Ciro Picariello é um pequeníssimo produtor da Campania, no sul da Itália, que elabora não mais do que 50.000 garrafas de vinho anualmente.
Mas em janeiro deste ano, Ciro mereceu muito mais do que 15 minutos de fama, e em escala planetária, quando a imprensa noticiou que ele estava sendo processado pela gigante francesa Veuve Clicquot. A Viúva alegava que o rótulo do espumante Ciro Picariello Brut Contadino estava infringindo seus direitos exclusivos ao uso da famosa cor amarelo-ovo.

Conforme se pode verificar na reprodução à direita, as duas cores não são nem parecidas e o desenho do rótulo também não procura imitar o do Champagne francês. Mas mesmo assim, a Veuve Clicquot, que elabora a estonteante quantia de 18 milhões de garrafas ao ano, alegou que poderia ter prejuízos que decorreriam da venda dos 5.000 espumantes do produtor italiano.

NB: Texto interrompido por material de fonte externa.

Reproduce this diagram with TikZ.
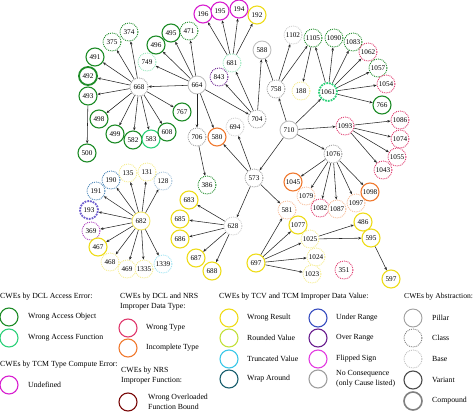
\documentclass[tikz,border=0pt]{standalone}
\usepackage{fontspec}
\setmainfont{Liberation Serif}
\usetikzlibrary{arrows.meta}
\definecolor{dgreen}{HTML}{1E8C28}
\definecolor{lgreen}{HTML}{2ED17A}
\definecolor{undef}{HTML}{D81FD0}
\definecolor{wtype}{HTML}{E03A6E}
\definecolor{incomp}{HTML}{F07A30}
\definecolor{wob}{HTML}{7A0A0A}
\definecolor{wres}{HTML}{EEDC1A}
\definecolor{round}{HTML}{C4E03C}
\definecolor{trunc}{HTML}{3CC8E8}
\definecolor{wrap}{HTML}{1A5F6E}
\definecolor{under}{HTML}{3A4FC0}
\definecolor{over}{HTML}{6A1F8F}
\definecolor{flip}{HTML}{E23DE0}
\definecolor{nocon}{HTML}{A0A0A0}
\definecolor{steel}{HTML}{4A86B8}
\definecolor{violet}{HTML}{7060D0}
\definecolor{pviolet}{HTML}{B040C0}
\tikzset{
  cw/.style={circle, minimum size=18pt, inner sep=0pt, fill=white, font=\fontsize{7.2}{8}\selectfont},
  pil/.style={cw, draw=#1!65, line width=0.9pt},
  cls/.style={cw, draw=#1, line width=0.9pt, densely dotted},
  bas/.style={cw, draw=#1!50, line width=0.9pt, densely dotted},
  var/.style={cw, draw=#1, line width=1.1pt},
  cmp/.style={cw, draw=#1, line width=1.8pt},
  cmpd/.style={cw, draw=#1, line width=1.8pt, densely dotted},
  arr/.style={-{Stealth[length=3.2pt,width=2.6pt]}, line width=0.55pt, draw=black!85},
  lg/.style={anchor=west, inner sep=0pt, font=\fontsize{7.8}{10}\selectfont, align=left},
  lc/.style={circle, minimum size=18pt, inner sep=0pt, draw=#1, line width=1.1pt},
}
\begin{document}
\begin{tikzpicture}[x=1pt,y=-1pt]
\useasboundingbox (0,0) rectangle (474,412);
% ---- upper-left cluster
\node[cls=dgreen] (n374) at (129,32) {374};
\node[cls=dgreen] (n375) at (112,42) {375};
\node[var=dgreen] (n491) at (95,57) {491};
\node[cmp=dgreen] (n492) at (88,76) {492};
\node[var=dgreen] (n493) at (88,96) {493};
\node[var=dgreen] (n498) at (99,119) {498};
\node[var=dgreen] (n499) at (115,134) {499};
\node[var=dgreen] (n582) at (133,140) {582};
\node[var=lgreen] (n583) at (151,139) {583};
\node[var=dgreen] (n608) at (167,132) {608};
\node[var=dgreen] (n767) at (182,112) {767};
\node[var=dgreen] (n500) at (87,153) {500};
\node[cls=nocon] (n668) at (139,87) {668};
\node[pil=nocon] (n664) at (197,85) {664};
\node[bas=lgreen] (n749) at (147,62) {749};
\node[var=dgreen] (n496) at (156,45) {496};
\node[var=dgreen] (n495) at (171,33) {495};
\node[cls=dgreen] (n471) at (189,31) {471};
\node[cls=over] (n843) at (219,77) {843};
\node[bas=lgreen] (n681) at (232,63) {681};
\node[var=undef] (n196) at (203,14) {196};
\node[var=undef] (n195) at (220,11) {195};
\node[var=undef] (n194) at (239,9) {194};
\node[var=wres] (n192) at (257,15) {192};
\node[cls=nocon] (n706) at (197,137) {706};
\node[var=incomp] (n580) at (217,137) {580};
\node[bas=nocon] (n694) at (235,127) {694};
% ---- upper-right cluster
\node[pil=nocon] (n588) at (262,50) {588};
\node[bas=nocon] (n1102) at (293,35) {1102};
\node[cls=dgreen] (n1105) at (313,38) {1105};
\node[cls=dgreen] (n1090) at (334,38) {1090};
\node[cls=dgreen] (n1083) at (353,42) {1083};
\node[cls=wtype] (n1062) at (368,52) {1062};
\node[cls=dgreen] (n1057) at (378,68) {1057};
\node[cls=wtype] (n1054) at (386,84) {1054};
\node[var=dgreen] (n766) at (382,105) {766};
\node[cmpd=lgreen] (n1061) at (328,92) {1061};
\node[cls=nocon] (n758) at (276,89) {758};
\node[bas=wres] (n188) at (301,91) {188};
\node[cls=nocon] (n704) at (257,119) {704};
\node[pil=nocon] (n710) at (289,130) {710};
\node[cls=wtype] (n1093) at (345,126) {1093};
\node[cls=wtype] (n1086) at (400,120) {1086};
\node[cls=wtype] (n1074) at (400,139) {1074};
\node[cls=wtype] (n1055) at (397,157) {1055};
\node[cls=wtype] (n1043) at (383,170) {1043};
% ---- lower-right cluster
\node[cls=nocon] (n1076) at (333,154) {1076};
\node[cls=nocon] (n573) at (254,178) {573};
\node[var=incomp] (n1045) at (293,182) {1045};
\node[bas=incomp] (n1079) at (306,196) {1079};
\node[cls=wtype] (n1082) at (320,208) {1082};
\node[bas=incomp] (n1087) at (337,209) {1087};
\node[bas=incomp] (n1097) at (356,203) {1097};
\node[var=incomp] (n1098) at (370,192) {1098};
\node[bas=incomp] (n581) at (287,210) {581};
\node[var=wres] (n1077) at (298,225) {1077};
\node[var=wres] (n486) at (363,222) {486};
\node[bas=wres] (n1025) at (310,239) {1025};
\node[var=wres] (n595) at (371,238) {595};
\node[bas=wres] (n1024) at (316,257) {1024};
\node[var=wres] (n697) at (256,263) {697};
\node[bas=wres] (n1023) at (312,274) {1023};
\node[cls=wtype] (n351) at (344,270) {351};
\node[var=wres] (n597) at (391,279) {597};
% ---- lower-left cluster
\node[bas=wres] (n135) at (128,173) {135};
\node[bas=wres] (n131) at (147,172) {131};
\node[bas=steel] (n128) at (163,181) {128};
\node[cls=steel] (n190) at (111,180) {190};
\node[cls=steel] (n191) at (96,191) {191};
\node[cmpd=violet] (n193) at (89,210) {193};
\node[cls=pviolet] (n369) at (91,231) {369};
\node[var=wres] (n467) at (98,247) {467};
\node[bas=wres] (n468) at (110,262) {468};
\node[bas=wres] (n469) at (127,269) {469};
\node[bas=wres] (n1335) at (144,269) {1335};
\node[bas=trunc] (n1339) at (163,264) {1339};
\node[pil=wres] (n682) at (141,221) {682};
\node[cls=dgreen] (n386) at (207,185) {386};
\node[var=wres] (n683) at (189,200) {683};
\node[var=wres] (n685) at (180,219) {685};
\node[var=wres] (n686) at (180,239) {686};
\node[var=wres] (n687) at (196,258) {687};
\node[var=wres] (n688) at (212,271) {688};
\node[bas=nocon] (n628) at (233,226) {628};
% ---- edges
\foreach \t in {374,375,491,492,493,498,499,582,583,608,767} \draw[arr] (n668) -- (n\t);
\draw[arr] (n493) -- (n500);
\foreach \t in {668,749,496,495,471,706,580,704} \draw[arr] (n664) -- (n\t);
\foreach \t in {843,681,588} \draw[arr] (n704) -- (n\t);
\foreach \t in {196,195,194,192} \draw[arr] (n681) -- (n\t);
\draw[arr] (n706) -- (n386);
\foreach \t in {694,580,628,581} \draw[arr] (n573) -- (n\t);
\foreach \t in {573,758,1061,1093,1076} \draw[arr] (n710) -- (n\t);
\foreach \t in {588,1102,1105} \draw[arr] (n758) -- (n\t);
\draw[arr] (n1105) -- (n188);
\foreach \t in {1105,1090,1083,1062,1057,1054,766} \draw[arr] (n1061) -- (n\t);
\foreach \t in {1086,1074,1055,1043} \draw[arr] (n1093) -- (n\t);
\foreach \t in {1045,1079,1082,1087,1097,1098} \draw[arr] (n1076) -- (n\t);
\foreach \t in {683,685,686,687,688} \draw[arr] (n628) -- (n\t);
\foreach \t in {135,131,128,190,191,193,369,467,468,469,1335,1339} \draw[arr] (n682) -- (n\t);
\foreach \t in {581,1077,1025,1024,1023} \draw[arr] (n697) -- (n\t);
\foreach \t in {486,595} \draw[arr] (n1025) -- (n\t);
\draw[arr] (n595) -- (n597);
% ---- legend
\node[lg] (t1) at (0,297) {CWEs by DCL Access Error:};
\node[lc=dgreen] (l1) at (9,317) {};
\node[lg] (l1t) at (28,317) {Wrong Access Object};
\node[lc=lgreen] (l2) at (9,338) {};
\node[lg] (l2t) at (28,338) {Wrong Access Function};
\node[lg] (t2) at (0,365) {CWEs by TCM Type Compute Error:};
\node[lc=undef] (l3) at (9,385) {};
\node[lg] (l3t) at (28,385) {Undefined};
\node[lg] (t3) at (120,302) {CWEs by DCL and NRS\\Improper Data Type:};
\node[lc=wtype] (l4) at (128,328) {};
\node[lg] (l4t) at (146,328) {Wrong Type};
\node[lc=incomp] (l5) at (128,348) {};
\node[lg] (l5t) at (146,348) {Incomplete Type};
\node[lg] (t4) at (121,376) {CWEs by NRS\\Improper Function:};
\node[lc=wob] (l6) at (128,402) {};
\node[lg] (l6t) at (148,402) {Wrong Overloaded\\Function Bound};
\node[lg] (t5) at (219,297) {CWEs by TCV and TCM Improper Data Value:};
\node[lc=wres] (l7) at (229,318) {};
\node[lg] (l7t) at (247,318) {Wrong Result};
\node[lc=round] (l8) at (229,338) {};
\node[lg] (l8t) at (247,338) {Rounded Value};
\node[lc=trunc] (l9) at (229,359) {};
\node[lg] (l9t) at (247,359) {Truncated Value};
\node[lc=wrap] (l10) at (229,379) {};
\node[lg] (l10t) at (247,379) {Wrap Around};
\node[lc=under] (l11) at (318,318) {};
\node[lg] (l11t) at (336,318) {Under Range};
\node[lc=over] (l12) at (318,338) {};
\node[lg] (l12t) at (336,338) {Over Range};
\node[lc=flip] (l13) at (318,359) {};
\node[lg] (l13t) at (336,359) {Flipped Sign};
\node[lc=nocon] (l14) at (318,379) {};
\node[lg] (l14t) at (336,379) {No Consequence\\(only Cause listed)};
\node[lg, font=\fontsize{7.6}{10}\selectfont] (t6) at (404,297) {CWEs by Abstraction:};
\node[circle, minimum size=18pt, inner sep=0pt, draw=gray!75, line width=0.9pt] (a1) at (413,318) {};
\node[lg] (a1t) at (432,318) {Pillar};
\node[circle, minimum size=18pt, inner sep=0pt, draw=gray, line width=0.9pt, densely dotted] (a2) at (413,338) {};
\node[lg] (a2t) at (432,338) {Class};
\node[circle, minimum size=18pt, inner sep=0pt, draw=gray!50, line width=0.9pt, densely dotted] (a3) at (413,359) {};
\node[lg] (a3t) at (432,359) {Base};
\node[circle, minimum size=18pt, inner sep=0pt, draw=black!70, line width=1.1pt] (a4) at (413,380) {};
\node[lg] (a4t) at (432,380) {Variant};
\node[circle, minimum size=18pt, inner sep=0pt, draw=gray, line width=1.6pt] (a5) at (413,401) {};
\node[lg] (a5t) at (432,401) {Compound};
\end{tikzpicture}
\end{document}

Por favor, conte outra...
A repercussão da notícia foi tão negativa nas redes sociais e na blogosfera que, poucos dias depois, a marca francesa veio a público informar que "não estava processando a vinícola, mas que apenas havia alertado o produtor sobre a semelhança entre os rótulos e sugerido que o mesmo 'evoluísse' para evitar confusões". E como meia palavra é mais do que suficiente para um bom entendedor, eu acredito que, a essa altura do campeonato, o pobre italiano já deve ter alterado a cor de seu rótulo para roxo.
Há males que vêm para bem |
Pouco depois desse episódio, estive na Itália e fui procurar o espumante da discórdia. Mas os lojistas me explicaram que, devido à super-exposição do produtor, já não era mais possível encontrar essa garrafa por lá. Imagino que, atualmente, Ciro deve estar rindo de orelha a orelha com a publicidade gratuita de que foi alvo.
E para não voltar de mãos abanando, terminei comprando outro vinho da mesma vinícola: o Ciro Picariello Greco di Tufo 2011. Com um rótulo, prudentemente, branco...
A casta Greco é uma das mais plantadas no sul da Itália e desempenha um papel muito importante na região da Campania, onde seus varietais são elaborados em diversas DOC's, como Irpinia e Sannio. Além disso, é casta permitida como corte em diversas outras DOC's.
Mas a denominação mais importante e reconhecida internacionalmente é mesmo a Greco di Tufo, que foi promovida a DOCG em 2003. Nela, a uva Greco deve participar com pelo menos 85% do corte, sendo usualmente complementada com a ancestral Coda di Volpe Bianca. Esses vinhos normalmente estão prontos para serem bebidos em 3 ou 4 anos, tendo um excelente potencial de guarda de até 12 anos.
E que tal o vinho de Picariello? A bela cor pode ser categorizada como amarelo-ouro e no nariz destacam-se o damasco e o limão siciliano, acompanhados por notas florais e de mel.
Na boca, a acidez dança uma tarantela que se desenvolve em um corpo bem malhado, deixando um final cítrico e com um certo amargor. No entanto, para mal dos pecados, é bastante sensível uma dose extra de açúcar residual que, para meus parâmetros, deixa o vinho pesado e não convida a uma segunda taça.
Em suma, um vinho descontraído, estival, de uma casta que aqui no Brasil podemos até chamar de exótica, o que faz despertar interesse dos aventureiros. No entanto, não merece ocupar lugar e fazer peso na mala. A especialidade de Ciro é a Fiano e se eu soubesse disso naquele momento, teria escolhido essa outra casta.